Rows from a dataset of charts and code
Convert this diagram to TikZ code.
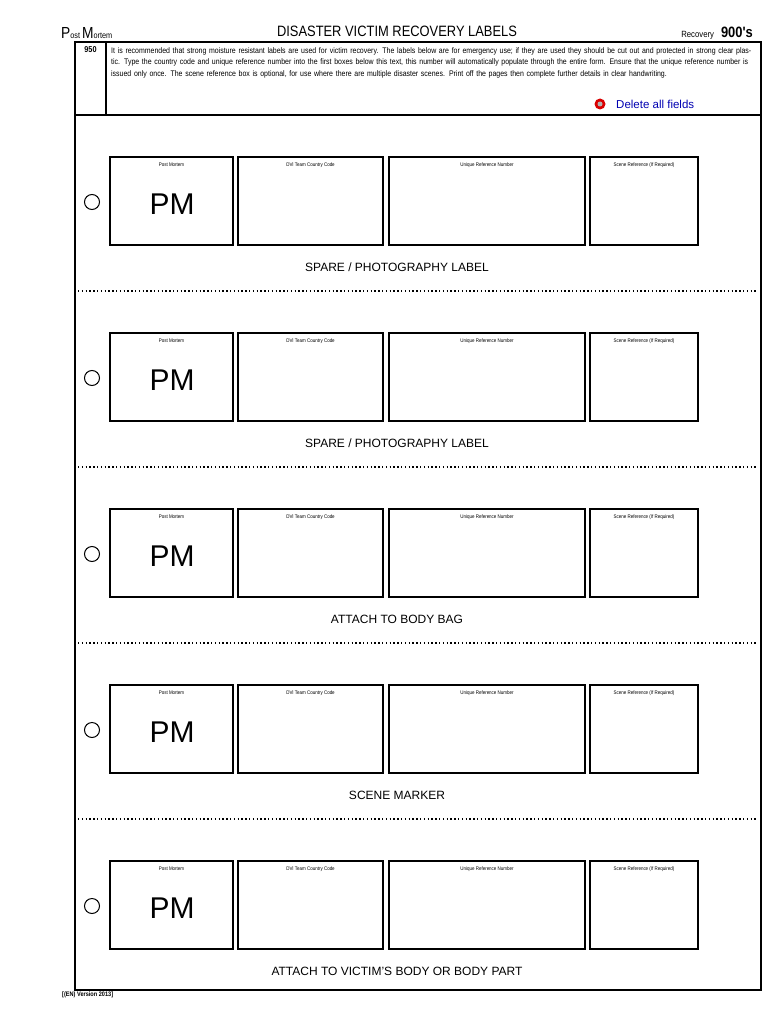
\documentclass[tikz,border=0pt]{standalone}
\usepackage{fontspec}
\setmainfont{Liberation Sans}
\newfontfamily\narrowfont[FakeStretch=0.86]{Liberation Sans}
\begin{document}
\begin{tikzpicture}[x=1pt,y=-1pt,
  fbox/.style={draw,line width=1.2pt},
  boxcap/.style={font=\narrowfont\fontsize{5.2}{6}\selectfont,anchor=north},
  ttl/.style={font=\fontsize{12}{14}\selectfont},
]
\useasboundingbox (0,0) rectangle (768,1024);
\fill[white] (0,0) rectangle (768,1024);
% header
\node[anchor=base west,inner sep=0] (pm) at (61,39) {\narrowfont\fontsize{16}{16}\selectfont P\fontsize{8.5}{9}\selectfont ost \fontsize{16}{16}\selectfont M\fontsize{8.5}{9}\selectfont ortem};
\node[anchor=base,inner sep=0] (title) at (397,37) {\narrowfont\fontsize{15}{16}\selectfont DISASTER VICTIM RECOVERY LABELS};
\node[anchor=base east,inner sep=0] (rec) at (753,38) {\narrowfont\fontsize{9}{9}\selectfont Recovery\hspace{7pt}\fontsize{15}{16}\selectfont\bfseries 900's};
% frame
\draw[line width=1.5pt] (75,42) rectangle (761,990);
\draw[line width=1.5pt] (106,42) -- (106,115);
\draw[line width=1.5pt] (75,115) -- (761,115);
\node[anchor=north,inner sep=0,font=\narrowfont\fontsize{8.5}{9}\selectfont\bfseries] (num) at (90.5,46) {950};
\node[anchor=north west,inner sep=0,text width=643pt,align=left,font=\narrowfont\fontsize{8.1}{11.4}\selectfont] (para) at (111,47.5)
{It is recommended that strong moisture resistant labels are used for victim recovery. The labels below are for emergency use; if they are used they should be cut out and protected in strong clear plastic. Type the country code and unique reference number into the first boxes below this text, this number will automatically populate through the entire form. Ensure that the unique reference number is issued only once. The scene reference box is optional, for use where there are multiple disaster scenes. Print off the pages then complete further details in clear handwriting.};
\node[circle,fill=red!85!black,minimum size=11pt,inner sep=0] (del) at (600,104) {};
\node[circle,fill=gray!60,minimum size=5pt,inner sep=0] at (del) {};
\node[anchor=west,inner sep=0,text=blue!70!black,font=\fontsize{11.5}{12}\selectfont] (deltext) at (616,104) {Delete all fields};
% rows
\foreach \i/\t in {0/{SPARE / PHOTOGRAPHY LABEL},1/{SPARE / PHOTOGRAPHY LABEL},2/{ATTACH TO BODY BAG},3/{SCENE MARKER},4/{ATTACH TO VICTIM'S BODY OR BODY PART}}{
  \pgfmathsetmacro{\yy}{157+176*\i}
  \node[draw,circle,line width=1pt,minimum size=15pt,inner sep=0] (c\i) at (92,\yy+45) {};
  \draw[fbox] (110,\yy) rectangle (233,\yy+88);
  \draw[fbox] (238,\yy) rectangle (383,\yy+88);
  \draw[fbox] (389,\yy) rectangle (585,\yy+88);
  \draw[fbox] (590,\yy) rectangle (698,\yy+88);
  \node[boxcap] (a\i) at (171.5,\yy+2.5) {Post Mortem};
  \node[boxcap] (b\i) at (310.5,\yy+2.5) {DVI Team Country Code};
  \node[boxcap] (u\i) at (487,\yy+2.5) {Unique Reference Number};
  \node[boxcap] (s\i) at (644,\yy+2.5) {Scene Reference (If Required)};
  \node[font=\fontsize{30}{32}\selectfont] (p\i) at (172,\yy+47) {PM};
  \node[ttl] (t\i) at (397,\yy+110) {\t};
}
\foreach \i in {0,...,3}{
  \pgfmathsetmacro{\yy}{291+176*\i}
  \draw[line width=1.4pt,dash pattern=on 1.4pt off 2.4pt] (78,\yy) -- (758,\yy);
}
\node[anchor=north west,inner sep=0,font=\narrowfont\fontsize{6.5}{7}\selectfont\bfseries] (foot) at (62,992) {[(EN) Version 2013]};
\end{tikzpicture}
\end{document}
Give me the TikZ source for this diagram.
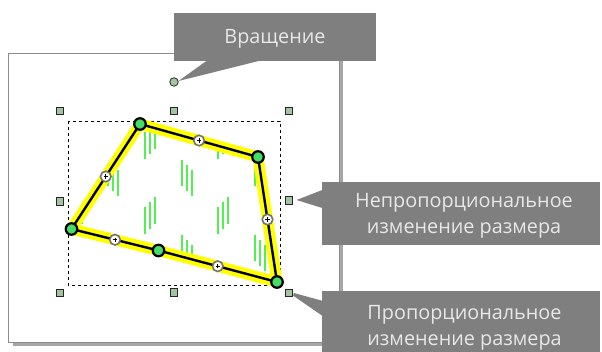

Exercise description: Will you set down the records word for word while leaving out every picture?

Output of the task:
Convert this diagram to TikZ code.
\documentclass[tikz,border=0pt]{standalone}
\usepackage{fontspec}
\setmainfont{Liberation Sans}
\newfontfamily\narrowfont[FakeStretch=0.86]{Liberation Sans}
\begin{document}
\begin{tikzpicture}[x=1pt,y=-1pt,
  fbox/.style={draw,line width=1.2pt},
  boxcap/.style={font=\narrowfont\fontsize{5.2}{6}\selectfont,anchor=north},
  ttl/.style={font=\fontsize{12}{14}\selectfont},
]
\useasboundingbox (0,0) rectangle (768,1024);
\fill[white] (0,0) rectangle (768,1024);
% header
\node[anchor=base west,inner sep=0] (pm) at (61,39) {\narrowfont\fontsize{16}{16}\selectfont P\fontsize{8.5}{9}\selectfont ost \fontsize{16}{16}\selectfont M\fontsize{8.5}{9}\selectfont ortem};
\node[anchor=base,inner sep=0] (title) at (397,37) {\narrowfont\fontsize{15}{16}\selectfont DISASTER VICTIM RECOVERY LABELS};
\node[anchor=base east,inner sep=0] (rec) at (753,38) {\narrowfont\fontsize{9}{9}\selectfont Recovery\hspace{7pt}\fontsize{15}{16}\selectfont\bfseries 900's};
% frame
\draw[line width=1.5pt] (75,42) rectangle (761,990);
\draw[line width=1.5pt] (106,42) -- (106,115);
\draw[line width=1.5pt] (75,115) -- (761,115);
\node[anchor=north,inner sep=0,font=\narrowfont\fontsize{8.5}{9}\selectfont\bfseries] (num) at (90.5,46) {950};
\node[anchor=north west,inner sep=0,text width=643pt,align=left,font=\narrowfont\fontsize{8.1}{11.4}\selectfont] (para) at (111,47.5)
{It is recommended that strong moisture resistant labels are used for victim recovery. The labels below are for emergency use; if they are used they should be cut out and protected in strong clear plastic. Type the country code and unique reference number into the first boxes below this text, this number will automatically populate through the entire form. Ensure that the unique reference number is issued only once. The scene reference box is optional, for use where there are multiple disaster scenes. Print off the pages then complete further details in clear handwriting.};
\node[circle,fill=red!85!black,minimum size=11pt,inner sep=0] (del) at (600,104) {};
\node[circle,fill=gray!60,minimum size=5pt,inner sep=0] at (del) {};
\node[anchor=west,inner sep=0,text=blue!70!black,font=\fontsize{11.5}{12}\selectfont] (deltext) at (616,104) {Delete all fields};
% rows
\foreach \i/\t in {0/{SPARE / PHOTOGRAPHY LABEL},1/{SPARE / PHOTOGRAPHY LABEL},2/{ATTACH TO BODY BAG},3/{SCENE MARKER},4/{ATTACH TO VICTIM'S BODY OR BODY PART}}{
  \pgfmathsetmacro{\yy}{157+176*\i}
  \node[draw,circle,line width=1pt,minimum size=15pt,inner sep=0] (c\i) at (92,\yy+45) {};
  \draw[fbox] (110,\yy) rectangle (233,\yy+88);
  \draw[fbox] (238,\yy) rectangle (383,\yy+88);
  \draw[fbox] (389,\yy) rectangle (585,\yy+88);
  \draw[fbox] (590,\yy) rectangle (698,\yy+88);
  \node[boxcap] (a\i) at (171.5,\yy+2.5) {Post Mortem};
  \node[boxcap] (b\i) at (310.5,\yy+2.5) {DVI Team Country Code};
  \node[boxcap] (u\i) at (487,\yy+2.5) {Unique Reference Number};
  \node[boxcap] (s\i) at (644,\yy+2.5) {Scene Reference (If Required)};
  \node[font=\fontsize{30}{32}\selectfont] (p\i) at (172,\yy+47) {PM};
  \node[ttl] (t\i) at (397,\yy+110) {\t};
}
\foreach \i in {0,...,3}{
  \pgfmathsetmacro{\yy}{291+176*\i}
  \draw[line width=1.4pt,dash pattern=on 1.4pt off 2.4pt] (78,\yy) -- (758,\yy);
}
\node[anchor=north west,inner sep=0,font=\narrowfont\fontsize{6.5}{7}\selectfont\bfseries] (foot) at (62,992) {[(EN) Version 2013]};
\end{tikzpicture}
\end{document}
Give me the TikZ source for this diagram.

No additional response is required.